The following is excerpted from a commentary originally posted at www.speculative-investor.com on 23rd May 2013.
On the rare occasions when the US stock market crashes, the crash never begins immediately after the price peak. Instead, the ultimate price peak is followed by a process that involves an initial decline (usually 5%-10%), a rebound that retraces 50%-90% of the initial decline, and then a second decline to support defined by the low of the initial decline. This process, or “crash pattern”, takes about two months or more to complete. If a crash is going to happen it does so after the price breaks below support defined by the initial low.
It should be understood that the vast majority of “crash patterns” don’t actually lead to crashes. A lot of times, support defined by the initial low will not be breached and the “crash pattern” will turn out to be a routine consolidation. Other times, a break below support defined by the initial low will happen without prompting a crash. In the same way that most dogs aren’t poodles but for an animal to be a poodle it must first be a dog, most crash patterns don’t lead to crashes but for the stock market to crash it must first follow the crash pattern.
The price action of the S&P500 Index during 1987 provides examples of two crash patterns, one of which — as everyone knows — ended in a crash, and the other of which turned out to be a routine consolidation. Here’s a chart with the crash patterns circled.

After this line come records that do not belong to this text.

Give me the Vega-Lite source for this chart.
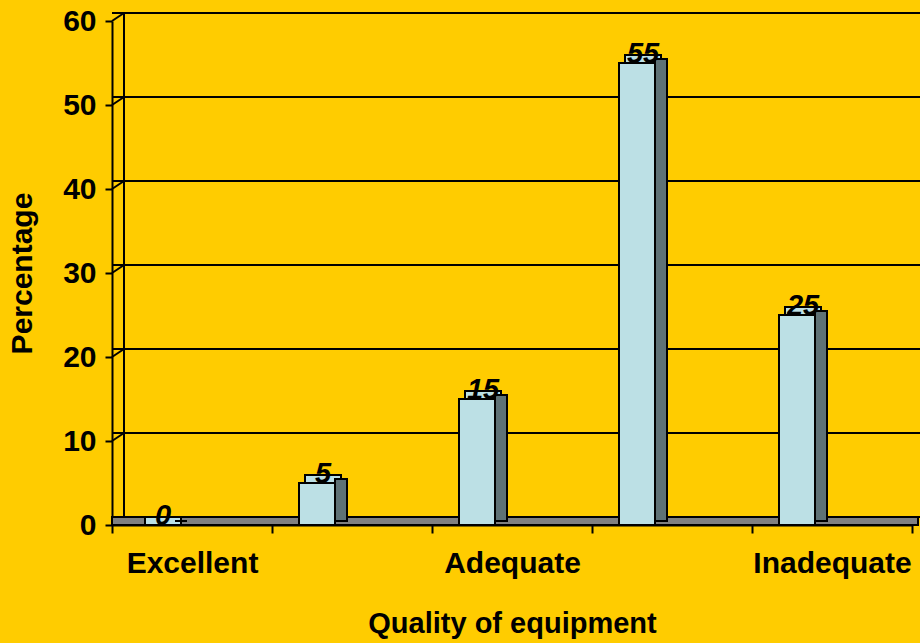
{
  "$schema": "https://vega.github.io/schema/vega-lite/v6.json",
  "width": 800,
  "height": 504,
  "autosize": "none",
  "padding": {"left": 112, "top": 21, "right": 8, "bottom": 118},
  "background": "#FFCC00",
  "config": {
    "view": {"stroke": null},
    "font": "Liberation Sans"
  },
  "data": {
    "values": [
      {"category": "Excellent", "value": 0},
      {"category": "Good", "value": 5},
      {"category": "Adequate", "value": 15},
      {"category": "Less adequate", "value": 55},
      {"category": "Inadequate", "value": 25}
    ]
  },
  "encoding": {
    "x": {
      "field": "category",
      "type": "nominal",
      "sort": null,
      "scale": {"paddingInner": 0, "paddingOuter": 0},
      "axis": {
        "title": "Quality of equipment",
        "titleFontSize": 29,
        "titleFontWeight": "bold",
        "titleColor": "black",
        "titlePadding": 31,
        "labelAngle": 0,
        "labelFontSize": 30,
        "labelFontWeight": "bold",
        "labelColor": "black",
        "labelPadding": 15,
        "labelExpr": "datum.value == 'Excellent' || datum.value == 'Adequate' || datum.value == 'Inadequate' ? datum.label : ''",
        "tickBand": "extent",
        "tickSize": 8,
        "tickWidth": 2,
        "tickColor": "black",
        "domainColor": "black",
        "domainWidth": 2
      }
    }
  },
  "layer": [
    {
      "data": {"values": [{"t": 0}, {"t": 10}, {"t": 20}, {"t": 30}, {"t": 40}, {"t": 50}, {"t": 60}]},
      "mark": {"type": "rule", "color": "black", "strokeWidth": 2, "xOffset": 12, "yOffset": -8},
      "encoding": {
        "x": null,
        "y": {
          "field": "t",
          "type": "quantitative",
          "scale": {"domain": [0, 60], "nice": false},
          "axis": {
            "title": "Percentage",
            "titleFontSize": 30,
            "titleFontWeight": "bold",
            "titleColor": "black",
            "titlePadding": 25,
            "values": [0, 10, 20, 30, 40, 50, 60],
            "labelFontSize": 30,
            "labelFontWeight": "bold",
            "labelColor": "black",
            "labelPadding": 9,
            "tickSize": 7,
            "tickWidth": 2,
            "tickColor": "black",
            "domainColor": "black",
            "domainWidth": 2,
            "grid": false
          }
        }
      }
    },
    {
      "data": {"values": [{"t": 0}, {"t": 10}, {"t": 20}, {"t": 30}, {"t": 40}, {"t": 50}, {"t": 60}]},
      "mark": {"type": "rule", "color": "black", "strokeWidth": 2, "x2Offset": 12, "y2Offset": -8},
      "encoding": {
        "x": {"datum": "Excellent", "type": "nominal", "bandPosition": 0},
        "x2": {"datum": "Excellent", "bandPosition": 0},
        "y": {"field": "t", "type": "quantitative"},
        "y2": {"field": "t"}
      }
    },
    {
      "data": {"values": [{"lo": 0, "hi": 60}]},
      "mark": {"type": "rule", "color": "black", "strokeWidth": 2, "xOffset": 12, "yOffset": -8, "y2Offset": -8},
      "encoding": {
        "x": {"datum": "Excellent", "type": "nominal", "bandPosition": 0},
        "y": {"field": "lo", "type": "quantitative"},
        "y2": {"field": "hi"}
      }
    },
    {
      "data": {"values": [{"lo": 0}]},
      "mark": {"type": "rect", "color": "#808080", "stroke": "black", "strokeWidth": 2, "y2Offset": -8, "xOffset": 6, "x2Offset": 6},
      "encoding": {
        "x": null,
        "y": {"field": "lo", "type": "quantitative"},
        "y2": {"field": "lo"}
      }
    },
    {
      "mark": {"type": "rect", "width": 36, "xOffset": -29, "y2Offset": -8, "color": "#BCE0E5", "stroke": "black", "strokeWidth": 2},
      "encoding": {
        "y": {"field": "value", "type": "quantitative"},
        "y2": {"field": "value"}
      }
    },
    {
      "mark": {"type": "rect", "width": 12, "xOffset": -11, "yOffset": -4, "y2Offset": -4, "color": "#5F7276", "stroke": "black", "strokeWidth": 2},
      "encoding": {
        "y": {"field": "value", "type": "quantitative"},
        "y2": {"datum": 0}
      }
    },
    {
      "mark": {"type": "rect", "width": 36, "xOffset": -35, "color": "#BCE0E5", "stroke": "black", "strokeWidth": 2},
      "encoding": {
        "y": {"field": "value", "type": "quantitative"},
        "y2": {"datum": 0}
      }
    },
    {
      "mark": {"type": "text", "xOffset": -29, "yOffset": -9, "fontSize": 29, "fontWeight": "bold", "fontStyle": "italic", "color": "black", "baseline": "middle"},
      "encoding": {
        "y": {"field": "value", "type": "quantitative"},
        "text": {"field": "value", "type": "quantitative"}
      }
    }
  ]
}
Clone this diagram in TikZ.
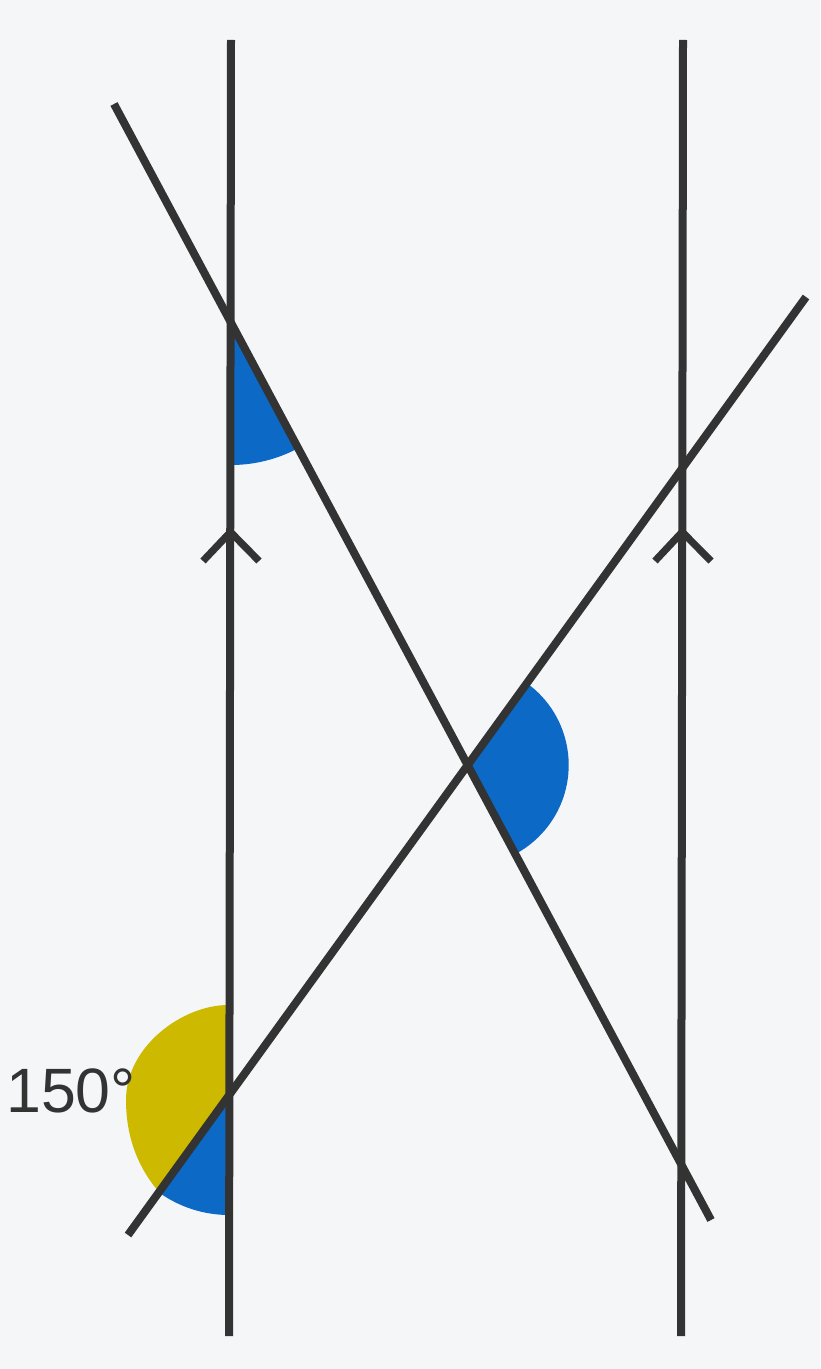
\documentclass[tikz,border=0pt]{standalone}
\usepackage{fontspec}
\setmainfont{Liberation Sans}
\usepackage{tikz}
\definecolor{lineGray}{RGB}{51,51,51}
\definecolor{angBlue}{RGB}{12,106,198}
\definecolor{angYellow}{RGB}{205,186,0}
\definecolor{bgGray}{RGB}{245,246,247}

\begin{document}
\begin{tikzpicture}[x=0.75pt,y=0.75pt,yscale=-1,xscale=1,
    ln/.style={draw=lineGray, line width=6pt},
    chev/.style={draw=lineGray, line width=5.4pt},
    blueang/.style={fill=angBlue},
    yelang/.style={fill=angYellow}]
        %background, fixes the size of the diagram
        \fill[bgGray] (0,0) rectangle (820,1369);
        \useasboundingbox (0,0) rectangle (820,1369);

        %end points and crossing points
        \coordinate (vLtop) at (231,40);
        \coordinate (vLbot) at (229,1336);
        \coordinate (vRtop) at (683,40);
        \coordinate (vRbot) at (681,1336);
        \coordinate (dTop) at (114,104);
        \coordinate (dBot) at (711,1220);
        \coordinate (uBot) at (128,1235);
        \coordinate (uTop) at (806,297);
        \coordinate (xTop) at (231,322);
        \coordinate (xMid) at (467.7,765);
        \coordinate (xBot) at (229,1095);

        %Angle sectors
        \fill[yelang] (xBot) -- (228,1005) .. controls (183,1005) and (126,1046) .. (126,1100) .. controls (126,1140) and (140,1170) .. (159,1192) -- cycle;
        \fill[blueang] (xBot) -- ++(125.86:120) arc[start angle=125.86, end angle=90, radius=120] -- cycle;
        \fill[blueang] (xTop) -- ++(61.85:143) arc[start angle=61.85, end angle=90, radius=143] -- cycle;
        \fill[blueang] (xMid) -- ++(-54.14:101) arc[start angle=-54.14, end angle=61.85, radius=101] -- cycle;

        %Straight Lines
        \draw[ln] (vLtop) -- (vLbot);
        \draw[ln] (vRtop) -- (vRbot);
        \draw[ln] (dTop) -- (dBot);
        \draw[ln] (uBot) -- (uTop);

        %parallel marks
        \coordinate (mL) at (230.5,532);
        \coordinate (mLa) at (203,561);
        \coordinate (mLb) at (259,561);
        \coordinate (mR) at (682.2,532);
        \coordinate (mRa) at (655,561);
        \coordinate (mRb) at (711,561);
        \draw[chev] (mLa) -- (mL) -- (mLb);
        \draw[chev] (mRa) -- (mR) -- (mRb);

        % Text Node
        \node[anchor=base west, inner sep=0pt, text=lineGray, font=\fontsize{47}{47}\selectfont] (angLbl) at (6,1112) {150°};
\end{tikzpicture}
\end{document}
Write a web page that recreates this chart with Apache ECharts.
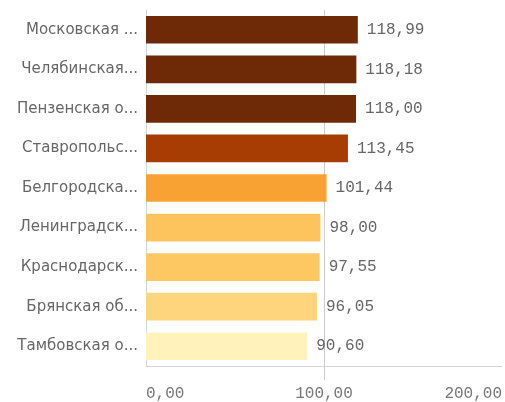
<!DOCTYPE html>
<html><head><meta charset="utf-8">
<script src="https://cdn.jsdelivr.net/npm/echarts@6/dist/echarts.min.js"></script>
<style>html,body{margin:0;padding:0;background:#fff}#c{width:505px;height:402px}</style>
</head><body><div id="c"></div>
<script>
var categories = ["Московская ...", "Челябинская...", "Пензенская о...", "Ставропольс...", "Белгородска...", "Ленинградск...", "Краснодарск...", "Брянская об...", "Тамбовская о..."];
var values = [118.99, 118.18, 118.00, 113.45, 101.44, 98.00, 97.55, 96.05, 90.60];
var barColors = ["#6e2a06", "#6e2a06", "#6e2a06", "#a83d04", "#f8a233", "#fdc35c", "#fdc862", "#fed47d", "#fff3bb"];
var xTicks = [0, 100, 200];
function fmt(v){ return v.toFixed(2).replace('.', ','); }
var chart = echarts.init(document.getElementById('c'), null, {renderer:'canvas'});
chart.setOption({
  animation: false,
  grid: {left: 146, right: -2, top: 10, bottom: 35, containLabel: false},
  xAxis: {
    type: 'value', min: xTicks[0], max: xTicks[xTicks.length-1], interval: 100,
    axisLine: {show: true, lineStyle: {color: '#d4d4d4'}},
    axisTick: {show: true, customValues: [100], length: 14, lineStyle: {color: '#cccccc'}},
    splitLine: {show: true, lineStyle: {color: '#cccccc'}},
    axisLabel: {
      formatter: fmt, color: '#777', fontFamily: 'Liberation Mono', fontSize: 16,
      margin: 20, alignMinLabel: 'left', alignMaxLabel: 'right'
    }
  },
  yAxis: {
    type: 'category', data: categories, inverse: true,
    axisLine: {show: true, lineStyle: {color: '#cdd5df'}},
    axisTick: {show: false},
    axisLabel: {color: '#666666', fontFamily: 'DejaVu Sans', fontSize: 15, margin: 8}
  },
  series: [{
    type: 'bar',
    data: values.map(function(v, i){ return {value: v, itemStyle: {color: barColors[i]}}; }),
    barCategoryGap: '30%',
    label: {
      show: true, position: 'right', distance: 9,
      formatter: function(p){ return fmt(p.value); },
      color: '#666', fontFamily: 'Liberation Mono', fontSize: 16
    }
  }]
});
</script></body></html>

Also noted on the chart is the test of the low that happened a few weeks after the October crash.
An implication of the above is that even if the US stock market has just hit its ultimate peak, the second half of July would be the earliest that it could crash.
We hasten to point out that a crash is NOT a likely outcome for the US stock market during 2013. As previously advised, our best guess is that the market will make a rounded top over the next 6 months and then roll over into a 1-2 year cyclical bear market. That being said, the combination of the relentless nature of the advance of the past 7 months, the disconnect between earnings growth and share-price growth (the “earnings game” results in the earnings of most companies coming in ahead of expectations every quarter, but the fact is that S&P500 earnings and revenue have barely grown at all over the past 12 months) and the complacent sentiment (the popular view that nothing can go wrong as long as the Fed keeps monetising $85B of bonds per month) makes a crash more likely than it would ordinarily be. First, however, we need a “crash pattern” to form, beginning with a 5-10% pullback.
The crash pattern described above applies to the US stock market and possibly to the stock markets of other developed economies, but it doesn’t apply to gold and silver. Gold and silver are quite capable of rocketing up to a major price peak and then immediately crashing, as was seen with both of these metals in January of 1980 and as was seen with silver in April-May of 2011. Also, as per recent experience it is clearly possible for gold and silver to crash after breaking below the bottoms of multi-quarter trading ranges. However, the aftermath of the gold-silver price crash of April-2013 has, to date, been similar to the aftermath of the US stock market’s 1987 crash. Of particular note, following gold’s April-2013 price crash there was a 2-3 week rebound and then a decline to test the crash low.